The former director of the cabinet in the Rwanda's Ministry of Defence and alleged architect of the 1994 genocide began his testimony on Monday before the UN International Criminal Tribunal for Rwanda in the northern Tanzanian town of Arusha.
Col Theoneste Bagosora, 64, denied that he masterminded the killings in Rwanda, which claimed the lives some 937,000 Tutsis and politically moderate Hutus.
"The accusation that I masterminded the killings is malicious," Bagosora told a fully packed courtroom.
The UN Security Council established the tribunal in late 1994 to bring to trial the key suspects of the April-July 1994 genocide in Rwanda.
"I want posterity to know the truth of the 1994 genocide," he said.

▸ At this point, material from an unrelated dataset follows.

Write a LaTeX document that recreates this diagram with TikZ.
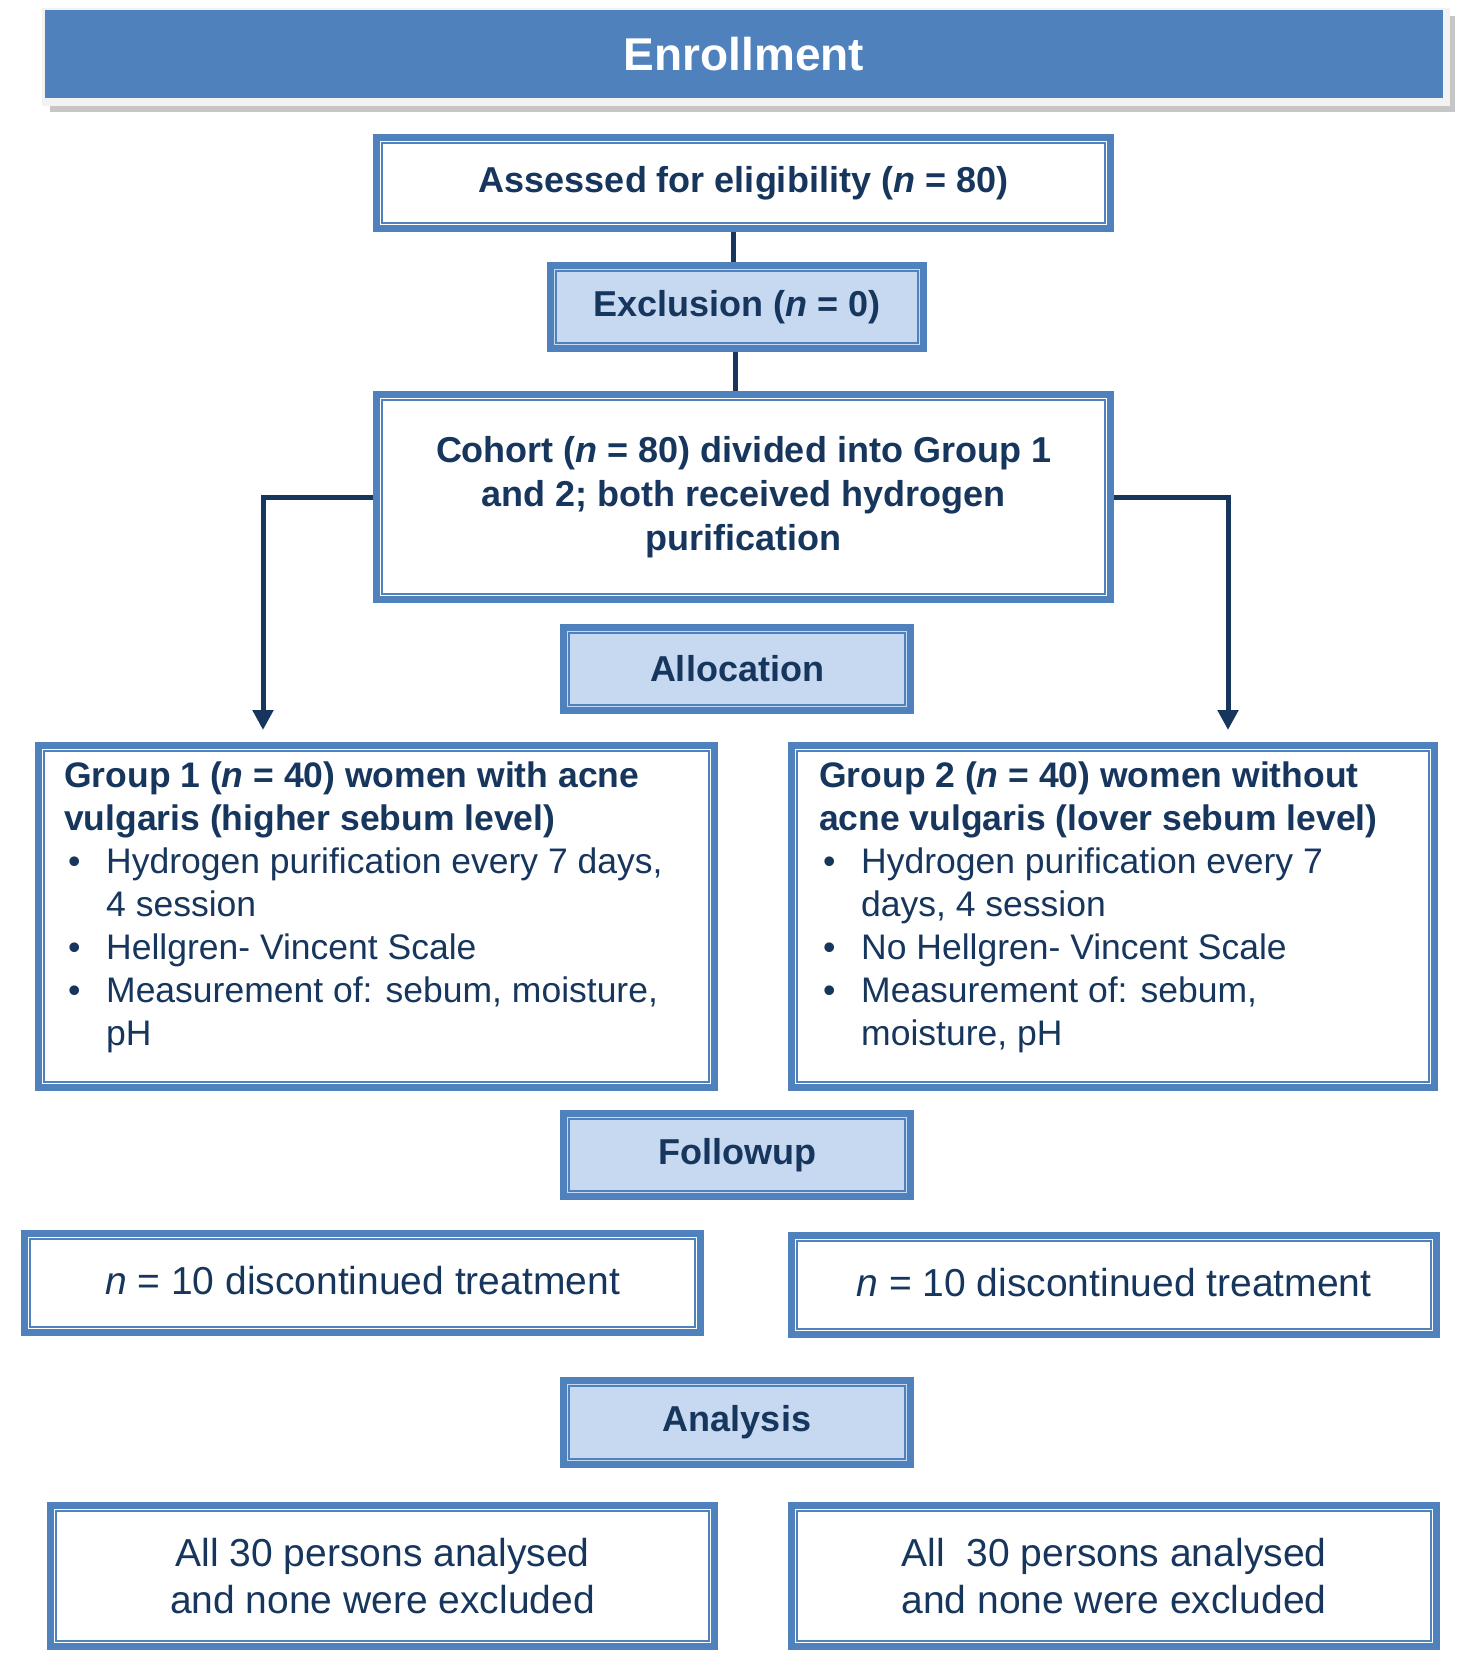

The prosecution has alleged that Bagosora was the brain behind the killings. He allegedly ordered military commanders to start killings soon after President Juvenal Habyarimana was killed in a plane crash near the capital, Kigali, on 6 April 1994.
According to Raphael Constant, Bagosora's lead counsel, the testimony is expected to last two weeks.
Bagosora is jointly on trial with a former head of military operations in the Rwandan army, Brig Gratien Kabiligi, a former commander of Gisenyi Military Region - in northwestern Rwanda, Lt-Col Anatole Nsengiyumva, and a former commander of the Kanombe Para-commando Battalion, Maj Aloys Ntabakuze. All four have denied charges of genocide and crimes against humanity.
Trials are in progress for 25 other suspects before the tribunal. It has already rendered 25 judgments, including three acquittals.